• [Written task]: Write out the data below exactly as given, without any of its pictures.
##############################
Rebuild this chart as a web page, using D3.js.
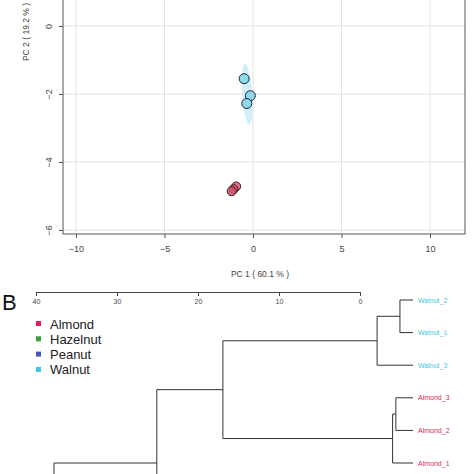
<!DOCTYPE html>
<html><head><meta charset="utf-8">
<script src="https://cdn.jsdelivr.net/npm/d3@7"></script>
<style>body{margin:0;background:#fff}svg{font-family:"Liberation Sans",Arial,sans-serif}</style>
</head><body><div id="chart"></div>
<script>
// PCA scores
const walnutPC1 = [-0.5, -0.15, -0.35], walnutPC2 = [-1.55, -2.05, -2.28];
const almondPC1 = [-0.95, -1.1, -1.2], almondPC2 = [-4.72, -4.8, -4.86];
const xTicks = [-10, -5, 0, 5, 10], yTicks = [0, -2, -4, -6];
const groups = ["Almond", "Hazelnut", "Peanut", "Walnut"];
const groupColors = ["#dc1f55", "#3a9e3a", "#4656b5", "#45c6e6"];
const distTicks = [40, 30, 20, 10, 0];
// dendrogram (height in distance units, leaf order top->bottom)
const tree = {h: 44, children: [
  {h: 31.4, children: [
    {h: 23.3, children: [
      {h: 4.4, children: [{h: 1.6, children: [{name: "Walnut_2"}, {name: "Walnut_1"}]}, {name: "Walnut_3"}]},
      {h: 2.5, children: [{h: 2.1, children: [{name: "Almond_3"}, {name: "Almond_2"}]}, {name: "Almond_1"}]}
    ]},
    {h: 6, children: [{h: 3, children: [{name: "Hazelnut_1"}, {name: "Hazelnut_2"}]}, {name: "Hazelnut_3"}]}
  ]},
  {h: 8, children: [{h: 3, children: [{name: "Peanut_1"}, {name: "Peanut_2"}]}, {name: "Peanut_3"}]}
]};

const svg = d3.select("#chart").append("svg").attr("width", 474).attr("height", 474);

// ---- panel A: PCA
const x = d3.scaleLinear().domain([-10, 10]).range([76, 430]);
const y = d3.scaleLinear().domain([0, -6]).range([26, 230]);
const L = 63, R = 465, T = -10, B = 234;
const grid = svg.append("g").attr("stroke", "#e2e2e2");
xTicks.forEach(t => grid.append("line").attr("x1", x(t)).attr("x2", x(t)).attr("y1", T).attr("y2", B));
yTicks.forEach(t => grid.append("line").attr("x1", L).attr("x2", R).attr("y1", y(t)).attr("y2", y(t)));

// walnut ellipse
svg.append("ellipse").attr("cx", x(-0.33)).attr("cy", y(-2.0)).attr("rx", 5).attr("ry", 31)
  .attr("transform", `rotate(-4,${x(-0.33)},${y(-2.0)})`).attr("fill", "#c5ecf7").attr("opacity", 0.8);

svg.append("rect").attr("x", L).attr("y", T).attr("width", R - L).attr("height", B - T)
  .attr("fill", "none").attr("stroke", "#555").attr("stroke-width", 1);

const pts = svg.append("g");
walnutPC1.forEach((v, i) => pts.append("circle").attr("cx", x(v)).attr("cy", y(walnutPC2[i])).attr("r", 5)
  .attr("fill", "#8ed8ec").attr("stroke", "#223").attr("stroke-width", 1));
almondPC1.forEach((v, i) => pts.append("circle").attr("cx", x(v)).attr("cy", y(almondPC2[i])).attr("r", 4.5)
  .attr("fill", "#d8506c").attr("fill-opacity", 0.8).attr("stroke", "#322").attr("stroke-width", 1));

svg.append("g").attr("transform", `translate(0,${B})`)
  .call(d3.axisBottom(x).tickValues(xTicks).tickSize(4).tickPadding(8).tickFormat(d3.format("d")))
  .call(g => { g.select(".domain").remove(); g.selectAll("line").attr("stroke", "#555");
    g.selectAll("text").attr("font-size", 9).attr("fill", "#444"); });
svg.append("g").attr("transform", `translate(${L},0)`)
  .call(d3.axisLeft(y).tickValues(yTicks).tickSize(4).tickPadding(8).tickFormat(d3.format("d")))
  .call(g => { g.select(".domain").remove(); g.selectAll("line").attr("stroke", "#555");
    g.selectAll("text").attr("font-size", 9).attr("fill", "#444")
      .attr("transform", "rotate(-90)").attr("text-anchor", "middle").attr("x", 0).attr("dy", 0)
      .attr("y", -11); });
svg.append("text").attr("x", 260).attr("y", 277).attr("text-anchor", "middle").attr("font-size", 8.5).attr("fill", "#444").text("PC 1 ( 60.1 % )");
svg.append("text").attr("transform", "translate(29,32) rotate(-90)").attr("text-anchor", "middle").attr("font-size", 8.5).attr("fill", "#444").text("PC 2 ( 19.2 % )");

// ---- panel B: dendrogram
svg.append("text").attr("x", 2).attr("y", 310).attr("font-size", 22).attr("fill", "#111").text("B");
const d = d3.scaleLinear().domain([40, 0]).range([36, 360]);
svg.append("g").attr("transform", "translate(0,292)")
  .call(d3.axisTop(d).tickValues(distTicks).tickSize(-4).tickPadding(-12))
  .call(g => { g.select(".domain").attr("stroke", "#444"); g.selectAll("line").attr("stroke", "#444");
    g.selectAll("text").attr("font-size", 7).attr("fill", "#444"); });

const hx = d3.scaleLinear().domain([0, 44]).range([413, 54]);
const leafY = d3.scaleLinear().domain([0, 1]).range([300, 332.6]);
const root = d3.hierarchy(tree);
let k = 0;
root.eachAfter(n => {
  if (!n.children) { n.py = leafY(k++); n.px = hx(0); }
  else { n.py = d3.mean(n.children, c => c.py); n.px = hx(n.data.h); }
});
const dg = svg.append("g").attr("stroke", "#333").attr("stroke-width", 1).attr("fill", "none");
root.each(n => {
  if (n.children) {
    dg.append("line").attr("x1", n.px).attr("x2", n.px)
      .attr("y1", d3.min(n.children, c => c.py)).attr("y2", d3.max(n.children, c => c.py));
    n.children.forEach(c => dg.append("line").attr("x1", n.px).attr("x2", c.px).attr("y1", c.py).attr("y2", c.py));
  }
});
dg.append("line").attr("x1", hx(44)).attr("x2", hx(44)).attr("y1", root.py).attr("y2", 480);
const col = name => groupColors[groups.indexOf(name.split("_")[0])];
// leaves below the bottom edge are cropped out of the figure
root.leaves().filter(n => n.py < 470).forEach(n => svg.append("text").attr("x", n.px + 5).attr("y", n.py + 2.5)
  .attr("font-size", 7).attr("fill", col(n.data.name)).text(n.data.name));

const lg = svg.append("g");
groups.forEach((g, i) => {
  lg.append("rect").attr("x", 36).attr("y", 321 + i * 15.3).attr("width", 5).attr("height", 5).attr("fill", groupColors[i]);
  lg.append("text").attr("x", 50).attr("y", 328.5 + i * 15.3).attr("font-size", 13).attr("fill", "#222").text(g);
});
</script></body></html>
##############################
• [Exercise output]:
Rebuild this chart as a web page, using D3.js.
<!DOCTYPE html>
<html><head><meta charset="utf-8">
<script src="https://cdn.jsdelivr.net/npm/d3@7"></script>
<style>body{margin:0;background:#fff}svg{font-family:"Liberation Sans",Arial,sans-serif}</style>
</head><body><div id="chart"></div>
<script>
// PCA scores
const walnutPC1 = [-0.5, -0.15, -0.35], walnutPC2 = [-1.55, -2.05, -2.28];
const almondPC1 = [-0.95, -1.1, -1.2], almondPC2 = [-4.72, -4.8, -4.86];
const xTicks = [-10, -5, 0, 5, 10], yTicks = [0, -2, -4, -6];
const groups = ["Almond", "Hazelnut", "Peanut", "Walnut"];
const groupColors = ["#dc1f55", "#3a9e3a", "#4656b5", "#45c6e6"];
const distTicks = [40, 30, 20, 10, 0];
// dendrogram (height in distance units, leaf order top->bottom)
const tree = {h: 44, children: [
  {h: 31.4, children: [
    {h: 23.3, children: [
      {h: 4.4, children: [{h: 1.6, children: [{name: "Walnut_2"}, {name: "Walnut_1"}]}, {name: "Walnut_3"}]},
      {h: 2.5, children: [{h: 2.1, children: [{name: "Almond_3"}, {name: "Almond_2"}]}, {name: "Almond_1"}]}
    ]},
    {h: 6, children: [{h: 3, children: [{name: "Hazelnut_1"}, {name: "Hazelnut_2"}]}, {name: "Hazelnut_3"}]}
  ]},
  {h: 8, children: [{h: 3, children: [{name: "Peanut_1"}, {name: "Peanut_2"}]}, {name: "Peanut_3"}]}
]};

const svg = d3.select("#chart").append("svg").attr("width", 474).attr("height", 474);

// ---- panel A: PCA
const x = d3.scaleLinear().domain([-10, 10]).range([76, 430]);
const y = d3.scaleLinear().domain([0, -6]).range([26, 230]);
const L = 63, R = 465, T = -10, B = 234;
const grid = svg.append("g").attr("stroke", "#e2e2e2");
xTicks.forEach(t => grid.append("line").attr("x1", x(t)).attr("x2", x(t)).attr("y1", T).attr("y2", B));
yTicks.forEach(t => grid.append("line").attr("x1", L).attr("x2", R).attr("y1", y(t)).attr("y2", y(t)));

// walnut ellipse
svg.append("ellipse").attr("cx", x(-0.33)).attr("cy", y(-2.0)).attr("rx", 5).attr("ry", 31)
  .attr("transform", `rotate(-4,${x(-0.33)},${y(-2.0)})`).attr("fill", "#c5ecf7").attr("opacity", 0.8);

svg.append("rect").attr("x", L).attr("y", T).attr("width", R - L).attr("height", B - T)
  .attr("fill", "none").attr("stroke", "#555").attr("stroke-width", 1);

const pts = svg.append("g");
walnutPC1.forEach((v, i) => pts.append("circle").attr("cx", x(v)).attr("cy", y(walnutPC2[i])).attr("r", 5)
  .attr("fill", "#8ed8ec").attr("stroke", "#223").attr("stroke-width", 1));
almondPC1.forEach((v, i) => pts.append("circle").attr("cx", x(v)).attr("cy", y(almondPC2[i])).attr("r", 4.5)
  .attr("fill", "#d8506c").attr("fill-opacity", 0.8).attr("stroke", "#322").attr("stroke-width", 1));

svg.append("g").attr("transform", `translate(0,${B})`)
  .call(d3.axisBottom(x).tickValues(xTicks).tickSize(4).tickPadding(8).tickFormat(d3.format("d")))
  .call(g => { g.select(".domain").remove(); g.selectAll("line").attr("stroke", "#555");
    g.selectAll("text").attr("font-size", 9).attr("fill", "#444"); });
svg.append("g").attr("transform", `translate(${L},0)`)
  .call(d3.axisLeft(y).tickValues(yTicks).tickSize(4).tickPadding(8).tickFormat(d3.format("d")))
  .call(g => { g.select(".domain").remove(); g.selectAll("line").attr("stroke", "#555");
    g.selectAll("text").attr("font-size", 9).attr("fill", "#444")
      .attr("transform", "rotate(-90)").attr("text-anchor", "middle").attr("x", 0).attr("dy", 0)
      .attr("y", -11); });
svg.append("text").attr("x", 260).attr("y", 277).attr("text-anchor", "middle").attr("font-size", 8.5).attr("fill", "#444").text("PC 1 ( 60.1 % )");
svg.append("text").attr("transform", "translate(29,32) rotate(-90)").attr("text-anchor", "middle").attr("font-size", 8.5).attr("fill", "#444").text("PC 2 ( 19.2 % )");

// ---- panel B: dendrogram
svg.append("text").attr("x", 2).attr("y", 310).attr("font-size", 22).attr("fill", "#111").text("B");
const d = d3.scaleLinear().domain([40, 0]).range([36, 360]);
svg.append("g").attr("transform", "translate(0,292)")
  .call(d3.axisTop(d).tickValues(distTicks).tickSize(-4).tickPadding(-12))
  .call(g => { g.select(".domain").attr("stroke", "#444"); g.selectAll("line").attr("stroke", "#444");
    g.selectAll("text").attr("font-size", 7).attr("fill", "#444"); });

const hx = d3.scaleLinear().domain([0, 44]).range([413, 54]);
const leafY = d3.scaleLinear().domain([0, 1]).range([300, 332.6]);
const root = d3.hierarchy(tree);
let k = 0;
root.eachAfter(n => {
  if (!n.children) { n.py = leafY(k++); n.px = hx(0); }
  else { n.py = d3.mean(n.children, c => c.py); n.px = hx(n.data.h); }
});
const dg = svg.append("g").attr("stroke", "#333").attr("stroke-width", 1).attr("fill", "none");
root.each(n => {
  if (n.children) {
    dg.append("line").attr("x1", n.px).attr("x2", n.px)
      .attr("y1", d3.min(n.children, c => c.py)).attr("y2", d3.max(n.children, c => c.py));
    n.children.forEach(c => dg.append("line").attr("x1", n.px).attr("x2", c.px).attr("y1", c.py).attr("y2", c.py));
  }
});
dg.append("line").attr("x1", hx(44)).attr("x2", hx(44)).attr("y1", root.py).attr("y2", 480);
const col = name => groupColors[groups.indexOf(name.split("_")[0])];
// leaves below the bottom edge are cropped out of the figure
root.leaves().filter(n => n.py < 470).forEach(n => svg.append("text").attr("x", n.px + 5).attr("y", n.py + 2.5)
  .attr("font-size", 7).attr("fill", col(n.data.name)).text(n.data.name));

const lg = svg.append("g");
groups.forEach((g, i) => {
  lg.append("rect").attr("x", 36).attr("y", 321 + i * 15.3).attr("width", 5).attr("height", 5).attr("fill", groupColors[i]);
  lg.append("text").attr("x", 50).attr("y", 328.5 + i * 15.3).attr("font-size", 13).attr("fill", "#222").text(g);
});
</script></body></html>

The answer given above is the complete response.